[Stored records]
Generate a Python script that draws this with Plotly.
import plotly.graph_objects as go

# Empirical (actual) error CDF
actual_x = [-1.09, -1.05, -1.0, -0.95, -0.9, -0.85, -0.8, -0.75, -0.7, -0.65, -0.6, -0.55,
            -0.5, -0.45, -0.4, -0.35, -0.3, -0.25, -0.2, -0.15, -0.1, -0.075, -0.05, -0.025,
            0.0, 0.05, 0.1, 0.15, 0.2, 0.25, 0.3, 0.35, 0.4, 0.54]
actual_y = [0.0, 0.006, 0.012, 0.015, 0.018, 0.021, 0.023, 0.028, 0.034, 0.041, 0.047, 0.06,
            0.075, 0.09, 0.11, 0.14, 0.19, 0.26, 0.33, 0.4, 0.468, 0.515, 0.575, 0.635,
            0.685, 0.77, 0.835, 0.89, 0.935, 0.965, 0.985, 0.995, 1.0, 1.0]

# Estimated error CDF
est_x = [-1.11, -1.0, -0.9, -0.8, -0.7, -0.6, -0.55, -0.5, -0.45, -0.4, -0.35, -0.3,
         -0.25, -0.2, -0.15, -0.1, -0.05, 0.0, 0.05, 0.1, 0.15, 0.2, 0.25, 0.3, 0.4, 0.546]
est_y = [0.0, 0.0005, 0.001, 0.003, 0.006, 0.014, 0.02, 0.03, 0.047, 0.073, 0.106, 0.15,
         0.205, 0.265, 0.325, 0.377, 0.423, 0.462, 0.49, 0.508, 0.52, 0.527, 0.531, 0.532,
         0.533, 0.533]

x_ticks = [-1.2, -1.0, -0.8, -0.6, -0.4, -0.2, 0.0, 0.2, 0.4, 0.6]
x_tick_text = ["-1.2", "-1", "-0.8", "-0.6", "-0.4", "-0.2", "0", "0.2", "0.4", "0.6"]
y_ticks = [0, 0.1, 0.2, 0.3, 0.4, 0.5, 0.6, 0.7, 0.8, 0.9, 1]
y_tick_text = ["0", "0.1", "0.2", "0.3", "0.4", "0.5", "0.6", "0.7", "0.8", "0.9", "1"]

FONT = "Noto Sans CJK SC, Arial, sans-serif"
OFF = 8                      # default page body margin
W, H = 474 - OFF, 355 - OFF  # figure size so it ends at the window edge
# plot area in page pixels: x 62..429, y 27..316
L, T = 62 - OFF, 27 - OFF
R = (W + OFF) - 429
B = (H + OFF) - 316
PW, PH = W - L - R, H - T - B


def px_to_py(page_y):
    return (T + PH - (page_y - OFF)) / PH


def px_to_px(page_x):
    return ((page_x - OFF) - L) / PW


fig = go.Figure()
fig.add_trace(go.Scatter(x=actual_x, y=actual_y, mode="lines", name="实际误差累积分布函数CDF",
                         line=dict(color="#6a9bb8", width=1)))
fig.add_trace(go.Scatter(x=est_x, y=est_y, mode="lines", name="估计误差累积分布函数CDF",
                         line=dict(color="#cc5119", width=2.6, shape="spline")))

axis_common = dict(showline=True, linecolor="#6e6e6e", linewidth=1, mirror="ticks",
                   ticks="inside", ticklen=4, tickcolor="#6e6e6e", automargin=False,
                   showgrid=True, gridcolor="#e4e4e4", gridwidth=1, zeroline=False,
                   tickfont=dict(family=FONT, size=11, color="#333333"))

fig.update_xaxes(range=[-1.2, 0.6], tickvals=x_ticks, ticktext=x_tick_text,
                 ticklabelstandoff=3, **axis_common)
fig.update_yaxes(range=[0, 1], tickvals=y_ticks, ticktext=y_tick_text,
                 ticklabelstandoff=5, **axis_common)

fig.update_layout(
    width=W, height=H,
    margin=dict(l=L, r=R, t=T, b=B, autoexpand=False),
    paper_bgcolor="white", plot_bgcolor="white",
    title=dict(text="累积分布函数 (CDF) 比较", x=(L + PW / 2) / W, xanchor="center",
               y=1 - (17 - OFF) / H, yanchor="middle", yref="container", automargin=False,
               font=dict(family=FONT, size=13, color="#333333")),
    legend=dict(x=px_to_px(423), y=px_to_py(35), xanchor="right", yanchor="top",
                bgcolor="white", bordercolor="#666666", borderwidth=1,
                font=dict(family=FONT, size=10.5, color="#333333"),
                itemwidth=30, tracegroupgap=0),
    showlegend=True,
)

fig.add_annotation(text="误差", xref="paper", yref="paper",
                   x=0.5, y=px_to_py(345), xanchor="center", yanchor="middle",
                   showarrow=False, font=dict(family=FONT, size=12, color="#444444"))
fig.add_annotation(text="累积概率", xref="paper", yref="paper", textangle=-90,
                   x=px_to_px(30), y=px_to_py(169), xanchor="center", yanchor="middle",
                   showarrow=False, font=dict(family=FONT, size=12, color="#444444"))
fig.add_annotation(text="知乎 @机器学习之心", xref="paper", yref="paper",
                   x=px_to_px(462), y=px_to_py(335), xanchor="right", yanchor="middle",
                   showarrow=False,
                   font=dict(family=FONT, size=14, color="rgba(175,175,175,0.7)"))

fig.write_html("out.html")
...
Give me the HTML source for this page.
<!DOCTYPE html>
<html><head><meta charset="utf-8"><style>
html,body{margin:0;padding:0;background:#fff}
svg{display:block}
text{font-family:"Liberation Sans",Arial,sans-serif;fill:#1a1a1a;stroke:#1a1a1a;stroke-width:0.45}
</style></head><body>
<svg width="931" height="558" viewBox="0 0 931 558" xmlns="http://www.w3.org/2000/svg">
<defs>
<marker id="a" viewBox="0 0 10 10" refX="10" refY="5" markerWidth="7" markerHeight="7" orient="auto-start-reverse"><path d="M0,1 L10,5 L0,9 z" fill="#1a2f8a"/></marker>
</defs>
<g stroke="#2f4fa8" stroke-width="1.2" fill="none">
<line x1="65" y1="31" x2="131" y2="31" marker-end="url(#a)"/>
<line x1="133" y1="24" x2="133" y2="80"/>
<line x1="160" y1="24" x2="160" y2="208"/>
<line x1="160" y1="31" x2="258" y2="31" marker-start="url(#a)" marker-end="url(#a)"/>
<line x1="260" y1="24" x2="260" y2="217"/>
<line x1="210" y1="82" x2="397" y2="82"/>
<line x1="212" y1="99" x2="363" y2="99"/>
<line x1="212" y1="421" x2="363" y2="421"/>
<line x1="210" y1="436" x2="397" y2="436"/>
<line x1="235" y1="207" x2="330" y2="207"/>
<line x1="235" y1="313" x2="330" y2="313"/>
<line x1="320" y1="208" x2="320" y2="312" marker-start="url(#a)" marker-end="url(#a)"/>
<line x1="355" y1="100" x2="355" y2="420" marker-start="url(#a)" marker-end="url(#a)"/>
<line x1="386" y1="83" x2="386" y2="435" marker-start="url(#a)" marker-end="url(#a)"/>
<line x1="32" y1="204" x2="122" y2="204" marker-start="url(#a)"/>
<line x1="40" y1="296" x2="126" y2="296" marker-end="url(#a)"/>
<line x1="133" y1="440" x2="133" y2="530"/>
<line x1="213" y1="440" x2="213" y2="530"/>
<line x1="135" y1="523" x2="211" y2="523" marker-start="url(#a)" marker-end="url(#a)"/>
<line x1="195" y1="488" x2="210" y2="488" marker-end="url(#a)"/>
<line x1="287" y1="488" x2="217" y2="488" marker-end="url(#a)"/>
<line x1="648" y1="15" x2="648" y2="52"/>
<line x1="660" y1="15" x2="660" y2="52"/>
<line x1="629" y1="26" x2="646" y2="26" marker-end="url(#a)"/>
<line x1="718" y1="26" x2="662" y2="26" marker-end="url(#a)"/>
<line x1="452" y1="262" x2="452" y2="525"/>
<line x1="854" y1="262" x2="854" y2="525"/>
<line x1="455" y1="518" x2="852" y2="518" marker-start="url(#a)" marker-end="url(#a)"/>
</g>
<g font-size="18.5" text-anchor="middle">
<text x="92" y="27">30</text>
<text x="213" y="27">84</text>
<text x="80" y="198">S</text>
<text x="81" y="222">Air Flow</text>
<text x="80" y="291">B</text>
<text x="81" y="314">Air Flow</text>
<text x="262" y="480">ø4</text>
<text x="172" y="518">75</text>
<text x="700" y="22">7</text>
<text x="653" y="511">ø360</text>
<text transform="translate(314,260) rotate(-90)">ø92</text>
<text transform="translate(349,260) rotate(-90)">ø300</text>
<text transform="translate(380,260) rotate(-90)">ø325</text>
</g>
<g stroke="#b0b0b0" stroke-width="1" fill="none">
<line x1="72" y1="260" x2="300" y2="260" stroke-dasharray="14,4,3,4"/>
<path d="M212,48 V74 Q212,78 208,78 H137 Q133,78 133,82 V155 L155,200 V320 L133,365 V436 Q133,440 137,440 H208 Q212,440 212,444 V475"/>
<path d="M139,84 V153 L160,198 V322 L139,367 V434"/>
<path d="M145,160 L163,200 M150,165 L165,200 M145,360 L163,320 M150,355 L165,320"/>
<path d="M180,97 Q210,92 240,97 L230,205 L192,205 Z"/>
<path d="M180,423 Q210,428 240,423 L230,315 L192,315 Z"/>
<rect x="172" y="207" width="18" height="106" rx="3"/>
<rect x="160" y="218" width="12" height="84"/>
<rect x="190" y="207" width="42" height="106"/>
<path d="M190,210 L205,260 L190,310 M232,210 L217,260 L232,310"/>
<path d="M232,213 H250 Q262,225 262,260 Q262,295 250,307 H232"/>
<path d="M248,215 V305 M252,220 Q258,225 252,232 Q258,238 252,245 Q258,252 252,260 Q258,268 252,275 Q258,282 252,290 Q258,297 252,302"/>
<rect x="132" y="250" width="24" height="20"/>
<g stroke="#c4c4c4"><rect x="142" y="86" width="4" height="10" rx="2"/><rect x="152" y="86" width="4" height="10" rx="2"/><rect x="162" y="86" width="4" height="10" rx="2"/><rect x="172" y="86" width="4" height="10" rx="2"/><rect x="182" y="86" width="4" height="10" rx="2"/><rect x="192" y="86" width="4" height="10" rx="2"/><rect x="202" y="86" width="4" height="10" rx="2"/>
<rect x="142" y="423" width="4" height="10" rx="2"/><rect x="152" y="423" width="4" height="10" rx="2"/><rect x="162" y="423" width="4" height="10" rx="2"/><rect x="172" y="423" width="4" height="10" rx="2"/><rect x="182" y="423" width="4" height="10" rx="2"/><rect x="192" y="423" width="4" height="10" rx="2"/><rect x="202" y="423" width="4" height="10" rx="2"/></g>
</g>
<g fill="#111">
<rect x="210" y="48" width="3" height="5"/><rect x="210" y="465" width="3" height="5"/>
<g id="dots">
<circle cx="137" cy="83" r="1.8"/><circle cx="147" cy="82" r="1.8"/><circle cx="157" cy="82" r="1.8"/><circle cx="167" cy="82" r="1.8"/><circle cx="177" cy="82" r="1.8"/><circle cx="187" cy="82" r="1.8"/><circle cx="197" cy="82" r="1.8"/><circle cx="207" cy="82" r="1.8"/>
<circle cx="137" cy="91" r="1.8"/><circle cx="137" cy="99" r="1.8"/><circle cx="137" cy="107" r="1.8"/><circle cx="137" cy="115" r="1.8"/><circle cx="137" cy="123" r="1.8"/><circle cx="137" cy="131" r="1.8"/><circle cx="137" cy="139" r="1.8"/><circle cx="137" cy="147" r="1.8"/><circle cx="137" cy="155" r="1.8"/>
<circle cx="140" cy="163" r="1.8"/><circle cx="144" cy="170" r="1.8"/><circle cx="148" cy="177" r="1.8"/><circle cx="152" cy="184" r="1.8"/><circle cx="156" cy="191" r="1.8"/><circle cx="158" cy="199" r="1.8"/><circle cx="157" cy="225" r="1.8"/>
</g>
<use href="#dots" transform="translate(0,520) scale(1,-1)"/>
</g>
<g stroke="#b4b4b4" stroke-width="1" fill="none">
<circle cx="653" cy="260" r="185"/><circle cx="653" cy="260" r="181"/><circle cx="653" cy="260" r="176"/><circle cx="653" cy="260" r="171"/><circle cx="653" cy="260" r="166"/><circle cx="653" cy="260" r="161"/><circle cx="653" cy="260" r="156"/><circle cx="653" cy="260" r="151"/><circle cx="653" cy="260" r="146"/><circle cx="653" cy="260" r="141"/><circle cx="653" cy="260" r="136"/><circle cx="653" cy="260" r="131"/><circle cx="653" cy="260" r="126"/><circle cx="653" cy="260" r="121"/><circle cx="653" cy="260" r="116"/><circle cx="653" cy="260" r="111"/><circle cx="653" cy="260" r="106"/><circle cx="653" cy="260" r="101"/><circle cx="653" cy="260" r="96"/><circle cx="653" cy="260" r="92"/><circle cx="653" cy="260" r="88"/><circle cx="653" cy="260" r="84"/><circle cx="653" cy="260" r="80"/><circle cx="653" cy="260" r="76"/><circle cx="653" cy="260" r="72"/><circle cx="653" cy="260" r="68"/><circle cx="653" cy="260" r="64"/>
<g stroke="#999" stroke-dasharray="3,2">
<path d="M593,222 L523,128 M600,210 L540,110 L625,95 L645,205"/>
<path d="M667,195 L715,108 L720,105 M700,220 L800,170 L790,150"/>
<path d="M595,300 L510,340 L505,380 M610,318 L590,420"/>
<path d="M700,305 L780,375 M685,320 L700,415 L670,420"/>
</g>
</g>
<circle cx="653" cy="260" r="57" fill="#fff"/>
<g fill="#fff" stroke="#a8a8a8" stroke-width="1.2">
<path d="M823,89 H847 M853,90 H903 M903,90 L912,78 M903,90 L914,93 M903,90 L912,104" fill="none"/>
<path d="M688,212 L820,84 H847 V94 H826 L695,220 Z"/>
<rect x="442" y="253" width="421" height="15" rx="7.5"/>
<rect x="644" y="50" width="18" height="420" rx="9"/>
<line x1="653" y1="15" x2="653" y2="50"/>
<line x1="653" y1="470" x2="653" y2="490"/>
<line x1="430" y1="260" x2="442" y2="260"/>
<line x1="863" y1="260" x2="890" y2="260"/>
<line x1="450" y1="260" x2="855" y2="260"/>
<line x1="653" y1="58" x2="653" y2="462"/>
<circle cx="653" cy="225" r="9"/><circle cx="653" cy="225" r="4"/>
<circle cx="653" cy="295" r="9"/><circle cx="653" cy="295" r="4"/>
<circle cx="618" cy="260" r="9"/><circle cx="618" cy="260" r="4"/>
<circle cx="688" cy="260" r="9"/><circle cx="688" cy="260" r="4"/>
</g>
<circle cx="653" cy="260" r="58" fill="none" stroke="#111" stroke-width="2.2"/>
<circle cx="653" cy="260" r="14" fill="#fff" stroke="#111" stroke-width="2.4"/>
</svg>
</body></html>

**What you are asked to do:**
Read the lines above. Gather those in which the string "this" is found.

**Reply to the exercise:**
Generate a Python script that draws this with Plotly.
Give me the HTML source for this page.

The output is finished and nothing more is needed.